Task description:
No pictures belong in the copy; return exactly the lines from the one with "Emit a Python" through the one with "plt.rcParams['font.family'] = ['Open", both ends included, and nothing else.

+---+

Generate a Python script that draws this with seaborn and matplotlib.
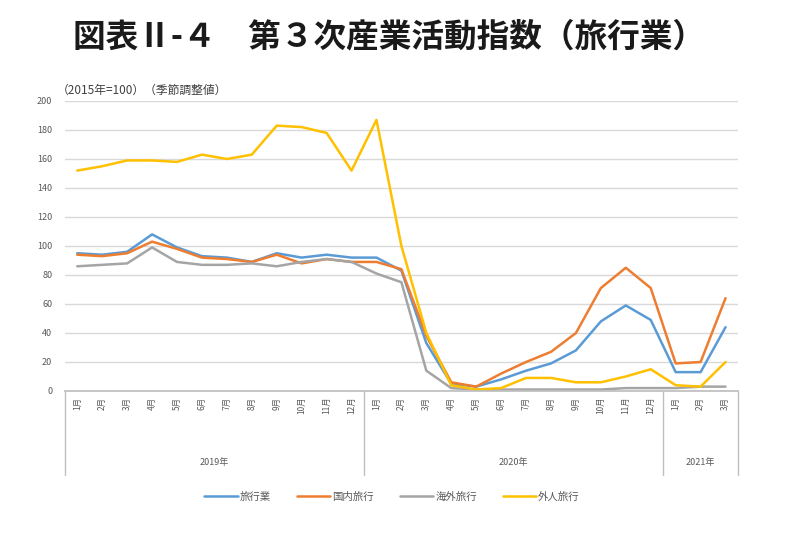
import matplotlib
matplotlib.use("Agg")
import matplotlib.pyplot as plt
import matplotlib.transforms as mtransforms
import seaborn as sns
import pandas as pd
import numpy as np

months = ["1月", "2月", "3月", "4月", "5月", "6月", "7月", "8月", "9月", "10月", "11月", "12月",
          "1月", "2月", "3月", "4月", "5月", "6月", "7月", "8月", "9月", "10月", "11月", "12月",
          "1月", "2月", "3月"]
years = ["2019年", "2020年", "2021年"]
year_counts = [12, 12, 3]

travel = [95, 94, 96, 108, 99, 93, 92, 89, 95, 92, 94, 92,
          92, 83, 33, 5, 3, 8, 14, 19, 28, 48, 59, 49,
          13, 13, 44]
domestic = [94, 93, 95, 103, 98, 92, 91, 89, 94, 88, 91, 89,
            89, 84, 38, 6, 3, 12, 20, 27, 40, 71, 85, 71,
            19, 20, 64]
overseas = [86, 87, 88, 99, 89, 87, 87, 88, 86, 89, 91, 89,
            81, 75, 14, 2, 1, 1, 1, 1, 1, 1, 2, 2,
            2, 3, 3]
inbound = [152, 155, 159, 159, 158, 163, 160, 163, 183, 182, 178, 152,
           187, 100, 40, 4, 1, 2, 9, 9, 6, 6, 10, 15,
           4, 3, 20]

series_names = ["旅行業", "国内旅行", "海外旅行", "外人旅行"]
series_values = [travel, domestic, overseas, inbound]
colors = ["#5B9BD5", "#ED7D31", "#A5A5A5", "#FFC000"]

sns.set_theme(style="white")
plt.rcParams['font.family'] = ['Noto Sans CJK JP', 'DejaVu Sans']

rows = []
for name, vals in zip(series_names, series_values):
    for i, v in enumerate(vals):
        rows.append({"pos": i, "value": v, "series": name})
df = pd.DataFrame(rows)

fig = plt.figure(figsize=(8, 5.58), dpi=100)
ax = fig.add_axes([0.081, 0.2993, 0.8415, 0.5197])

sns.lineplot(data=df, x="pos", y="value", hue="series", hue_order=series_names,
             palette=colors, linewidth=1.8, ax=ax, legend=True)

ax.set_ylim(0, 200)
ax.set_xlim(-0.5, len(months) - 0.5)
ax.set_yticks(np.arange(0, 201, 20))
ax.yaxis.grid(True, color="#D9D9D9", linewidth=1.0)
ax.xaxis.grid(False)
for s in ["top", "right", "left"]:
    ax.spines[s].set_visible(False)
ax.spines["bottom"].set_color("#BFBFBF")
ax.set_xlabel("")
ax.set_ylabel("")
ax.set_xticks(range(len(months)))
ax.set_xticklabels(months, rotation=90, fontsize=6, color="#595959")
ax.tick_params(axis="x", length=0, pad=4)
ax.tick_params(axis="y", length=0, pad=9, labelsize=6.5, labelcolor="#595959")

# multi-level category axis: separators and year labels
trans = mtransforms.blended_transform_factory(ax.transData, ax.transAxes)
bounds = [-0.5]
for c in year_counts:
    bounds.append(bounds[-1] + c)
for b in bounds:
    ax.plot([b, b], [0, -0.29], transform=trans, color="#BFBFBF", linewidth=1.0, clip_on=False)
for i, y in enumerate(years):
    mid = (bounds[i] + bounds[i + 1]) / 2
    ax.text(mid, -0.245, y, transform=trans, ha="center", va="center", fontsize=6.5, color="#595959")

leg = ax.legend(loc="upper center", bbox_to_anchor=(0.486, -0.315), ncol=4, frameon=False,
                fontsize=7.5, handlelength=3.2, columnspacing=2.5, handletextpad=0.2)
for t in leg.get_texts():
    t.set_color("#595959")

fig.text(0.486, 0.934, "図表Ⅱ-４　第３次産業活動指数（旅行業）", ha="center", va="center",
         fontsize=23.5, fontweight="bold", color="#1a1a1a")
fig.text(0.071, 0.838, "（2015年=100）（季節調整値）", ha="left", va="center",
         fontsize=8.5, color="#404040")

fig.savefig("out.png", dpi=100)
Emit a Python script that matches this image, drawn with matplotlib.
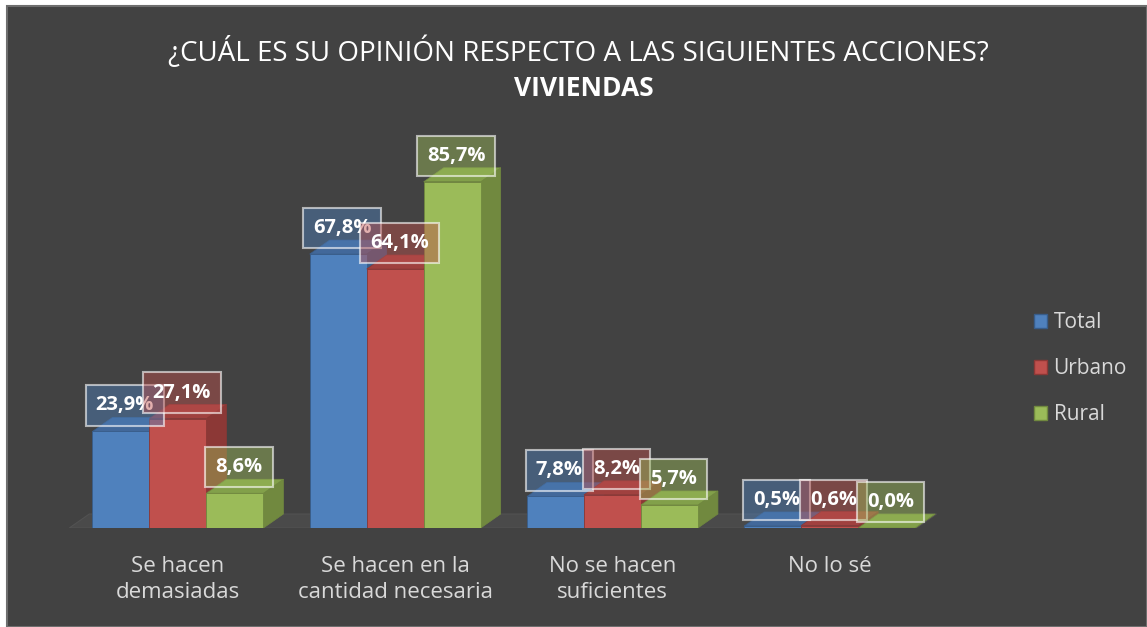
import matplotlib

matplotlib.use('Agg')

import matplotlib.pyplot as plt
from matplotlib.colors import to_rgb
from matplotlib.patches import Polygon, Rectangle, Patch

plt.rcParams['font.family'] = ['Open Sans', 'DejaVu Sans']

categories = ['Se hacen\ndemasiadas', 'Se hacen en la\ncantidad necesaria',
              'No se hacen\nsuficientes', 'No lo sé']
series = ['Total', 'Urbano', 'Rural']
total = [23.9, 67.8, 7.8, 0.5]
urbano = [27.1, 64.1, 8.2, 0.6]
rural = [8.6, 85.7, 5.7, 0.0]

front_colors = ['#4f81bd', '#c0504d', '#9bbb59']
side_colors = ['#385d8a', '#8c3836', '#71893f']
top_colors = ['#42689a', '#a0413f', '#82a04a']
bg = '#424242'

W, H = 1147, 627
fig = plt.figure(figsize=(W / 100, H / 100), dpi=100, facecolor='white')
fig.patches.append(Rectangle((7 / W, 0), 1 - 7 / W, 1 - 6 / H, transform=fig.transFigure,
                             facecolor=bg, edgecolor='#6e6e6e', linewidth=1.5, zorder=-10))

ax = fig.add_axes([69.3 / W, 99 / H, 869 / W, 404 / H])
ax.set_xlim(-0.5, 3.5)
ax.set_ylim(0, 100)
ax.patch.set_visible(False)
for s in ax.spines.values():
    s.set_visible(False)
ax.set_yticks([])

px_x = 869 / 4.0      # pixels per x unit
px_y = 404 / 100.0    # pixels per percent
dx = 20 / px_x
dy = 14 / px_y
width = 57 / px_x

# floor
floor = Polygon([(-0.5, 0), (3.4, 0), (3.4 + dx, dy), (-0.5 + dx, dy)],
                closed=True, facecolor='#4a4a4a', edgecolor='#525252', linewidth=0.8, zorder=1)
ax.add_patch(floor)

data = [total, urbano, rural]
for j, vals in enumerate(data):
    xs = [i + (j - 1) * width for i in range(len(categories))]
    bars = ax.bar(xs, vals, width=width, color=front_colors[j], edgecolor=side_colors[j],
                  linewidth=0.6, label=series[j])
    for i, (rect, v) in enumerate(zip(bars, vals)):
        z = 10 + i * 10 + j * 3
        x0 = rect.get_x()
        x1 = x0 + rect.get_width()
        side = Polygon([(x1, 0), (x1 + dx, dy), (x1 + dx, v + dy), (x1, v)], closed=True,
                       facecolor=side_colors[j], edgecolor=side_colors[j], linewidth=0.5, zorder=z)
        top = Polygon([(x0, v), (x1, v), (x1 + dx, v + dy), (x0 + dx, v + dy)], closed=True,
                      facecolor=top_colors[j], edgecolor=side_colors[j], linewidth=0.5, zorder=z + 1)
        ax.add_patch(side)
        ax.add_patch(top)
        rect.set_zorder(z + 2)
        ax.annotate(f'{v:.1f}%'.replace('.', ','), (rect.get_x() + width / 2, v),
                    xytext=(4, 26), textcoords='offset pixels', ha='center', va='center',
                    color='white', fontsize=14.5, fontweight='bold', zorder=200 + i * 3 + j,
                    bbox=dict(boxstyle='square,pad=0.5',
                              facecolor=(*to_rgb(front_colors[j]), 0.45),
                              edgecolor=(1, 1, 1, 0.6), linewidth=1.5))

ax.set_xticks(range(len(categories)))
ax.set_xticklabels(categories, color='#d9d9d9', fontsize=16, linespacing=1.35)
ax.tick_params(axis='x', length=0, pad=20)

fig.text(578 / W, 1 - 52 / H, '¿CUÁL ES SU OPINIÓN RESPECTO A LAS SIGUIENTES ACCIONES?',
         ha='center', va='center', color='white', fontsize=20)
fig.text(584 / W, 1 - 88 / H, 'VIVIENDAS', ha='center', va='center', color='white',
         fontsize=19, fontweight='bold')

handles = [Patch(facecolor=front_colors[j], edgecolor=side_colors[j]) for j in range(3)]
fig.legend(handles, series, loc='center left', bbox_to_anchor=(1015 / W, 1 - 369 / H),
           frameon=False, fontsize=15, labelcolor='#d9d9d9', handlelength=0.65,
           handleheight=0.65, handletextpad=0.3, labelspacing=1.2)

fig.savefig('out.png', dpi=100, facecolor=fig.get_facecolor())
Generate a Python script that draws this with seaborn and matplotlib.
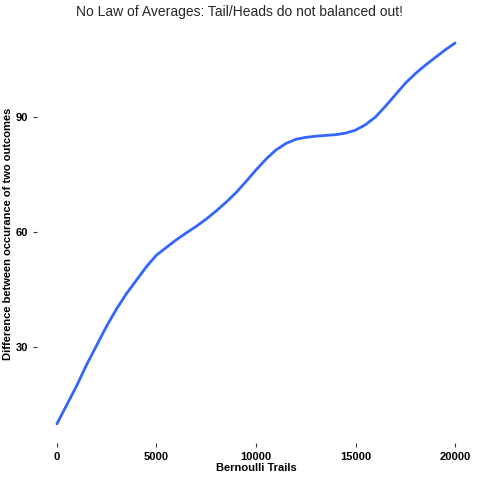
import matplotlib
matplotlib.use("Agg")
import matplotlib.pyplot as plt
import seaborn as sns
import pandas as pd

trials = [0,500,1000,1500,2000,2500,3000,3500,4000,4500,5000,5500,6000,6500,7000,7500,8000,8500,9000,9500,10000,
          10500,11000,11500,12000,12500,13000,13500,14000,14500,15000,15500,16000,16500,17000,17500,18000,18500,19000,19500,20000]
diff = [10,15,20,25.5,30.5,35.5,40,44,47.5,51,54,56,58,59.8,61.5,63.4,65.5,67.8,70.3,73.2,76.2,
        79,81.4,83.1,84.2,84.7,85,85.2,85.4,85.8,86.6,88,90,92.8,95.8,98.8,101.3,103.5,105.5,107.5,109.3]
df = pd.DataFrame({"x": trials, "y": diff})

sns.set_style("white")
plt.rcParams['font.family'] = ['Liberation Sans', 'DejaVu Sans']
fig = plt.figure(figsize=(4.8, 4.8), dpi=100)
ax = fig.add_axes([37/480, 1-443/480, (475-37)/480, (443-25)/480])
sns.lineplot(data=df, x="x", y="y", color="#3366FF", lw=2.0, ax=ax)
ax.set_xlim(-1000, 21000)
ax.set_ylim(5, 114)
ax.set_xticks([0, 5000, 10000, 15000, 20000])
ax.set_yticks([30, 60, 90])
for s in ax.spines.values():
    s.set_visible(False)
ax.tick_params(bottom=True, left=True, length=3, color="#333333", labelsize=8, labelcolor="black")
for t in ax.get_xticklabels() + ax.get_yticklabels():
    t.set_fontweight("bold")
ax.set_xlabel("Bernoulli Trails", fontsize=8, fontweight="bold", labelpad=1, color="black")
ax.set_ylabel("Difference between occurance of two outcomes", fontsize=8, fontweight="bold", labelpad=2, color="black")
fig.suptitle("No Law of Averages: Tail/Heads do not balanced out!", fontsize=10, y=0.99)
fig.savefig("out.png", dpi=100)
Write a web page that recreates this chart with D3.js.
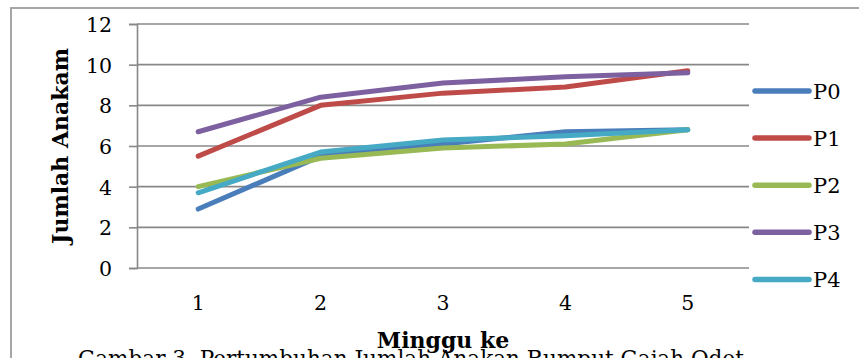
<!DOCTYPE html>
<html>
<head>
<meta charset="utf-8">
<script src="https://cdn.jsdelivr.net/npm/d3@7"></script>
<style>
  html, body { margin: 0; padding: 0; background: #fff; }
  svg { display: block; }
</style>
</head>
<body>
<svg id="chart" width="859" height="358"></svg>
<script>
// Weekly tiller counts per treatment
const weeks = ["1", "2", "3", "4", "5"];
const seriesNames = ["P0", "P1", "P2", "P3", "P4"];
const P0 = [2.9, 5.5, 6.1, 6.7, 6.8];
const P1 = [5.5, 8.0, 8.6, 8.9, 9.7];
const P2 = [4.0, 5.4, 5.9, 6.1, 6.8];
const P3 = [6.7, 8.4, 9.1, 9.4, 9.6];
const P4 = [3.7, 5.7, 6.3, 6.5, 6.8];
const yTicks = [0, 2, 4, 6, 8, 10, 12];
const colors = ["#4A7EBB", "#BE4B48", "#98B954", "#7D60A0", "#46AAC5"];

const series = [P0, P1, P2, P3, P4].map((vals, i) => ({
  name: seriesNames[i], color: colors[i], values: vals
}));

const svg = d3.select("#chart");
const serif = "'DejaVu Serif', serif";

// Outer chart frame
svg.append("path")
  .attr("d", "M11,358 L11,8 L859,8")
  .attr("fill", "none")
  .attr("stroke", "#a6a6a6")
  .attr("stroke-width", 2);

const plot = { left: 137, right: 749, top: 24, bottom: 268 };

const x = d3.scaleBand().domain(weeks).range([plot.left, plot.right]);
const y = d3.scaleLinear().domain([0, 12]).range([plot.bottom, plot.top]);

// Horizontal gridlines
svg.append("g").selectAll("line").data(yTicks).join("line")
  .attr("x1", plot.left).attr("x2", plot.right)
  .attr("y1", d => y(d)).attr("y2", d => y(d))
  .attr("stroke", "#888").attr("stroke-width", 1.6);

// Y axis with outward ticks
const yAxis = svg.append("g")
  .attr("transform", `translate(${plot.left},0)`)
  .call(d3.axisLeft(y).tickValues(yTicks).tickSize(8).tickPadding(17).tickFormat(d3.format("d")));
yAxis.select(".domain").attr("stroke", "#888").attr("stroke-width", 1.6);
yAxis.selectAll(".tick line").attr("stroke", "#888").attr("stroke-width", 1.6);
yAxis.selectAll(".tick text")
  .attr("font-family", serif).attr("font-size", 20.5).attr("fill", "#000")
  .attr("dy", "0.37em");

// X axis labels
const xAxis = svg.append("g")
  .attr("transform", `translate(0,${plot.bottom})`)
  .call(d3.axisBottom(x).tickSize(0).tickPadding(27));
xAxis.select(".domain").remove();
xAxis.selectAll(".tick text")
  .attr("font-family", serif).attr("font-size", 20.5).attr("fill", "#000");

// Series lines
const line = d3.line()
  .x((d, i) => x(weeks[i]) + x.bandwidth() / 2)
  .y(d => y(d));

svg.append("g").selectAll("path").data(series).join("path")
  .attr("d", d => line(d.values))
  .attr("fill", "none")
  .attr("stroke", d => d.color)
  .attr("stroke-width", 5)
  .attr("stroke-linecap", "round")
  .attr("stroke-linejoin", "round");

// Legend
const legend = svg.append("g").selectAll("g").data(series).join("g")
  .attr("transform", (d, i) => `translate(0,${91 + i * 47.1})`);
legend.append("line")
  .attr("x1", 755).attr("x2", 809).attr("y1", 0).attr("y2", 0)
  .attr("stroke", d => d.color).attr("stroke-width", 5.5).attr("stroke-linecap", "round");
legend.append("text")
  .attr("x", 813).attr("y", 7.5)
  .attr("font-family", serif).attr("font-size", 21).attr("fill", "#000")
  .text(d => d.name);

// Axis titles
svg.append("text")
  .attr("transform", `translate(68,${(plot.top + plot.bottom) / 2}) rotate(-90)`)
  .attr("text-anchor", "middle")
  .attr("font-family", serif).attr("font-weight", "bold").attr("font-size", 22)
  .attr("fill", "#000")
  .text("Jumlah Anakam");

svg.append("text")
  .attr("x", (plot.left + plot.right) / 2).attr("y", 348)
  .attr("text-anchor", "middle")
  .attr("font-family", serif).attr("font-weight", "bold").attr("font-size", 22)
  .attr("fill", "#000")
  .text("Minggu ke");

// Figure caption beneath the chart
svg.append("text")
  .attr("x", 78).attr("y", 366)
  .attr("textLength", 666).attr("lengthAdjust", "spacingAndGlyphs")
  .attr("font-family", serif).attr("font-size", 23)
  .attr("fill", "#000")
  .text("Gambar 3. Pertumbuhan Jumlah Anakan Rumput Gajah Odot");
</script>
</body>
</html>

+---+

Solved problem:
Emit a Python script that matches this image, drawn with matplotlib.
import matplotlib

matplotlib.use('Agg')

import matplotlib.pyplot as plt
from matplotlib.colors import to_rgb
from matplotlib.patches import Polygon, Rectangle, Patch

plt.rcParams['font.family'] = ['Open Sans', 'DejaVu Sans']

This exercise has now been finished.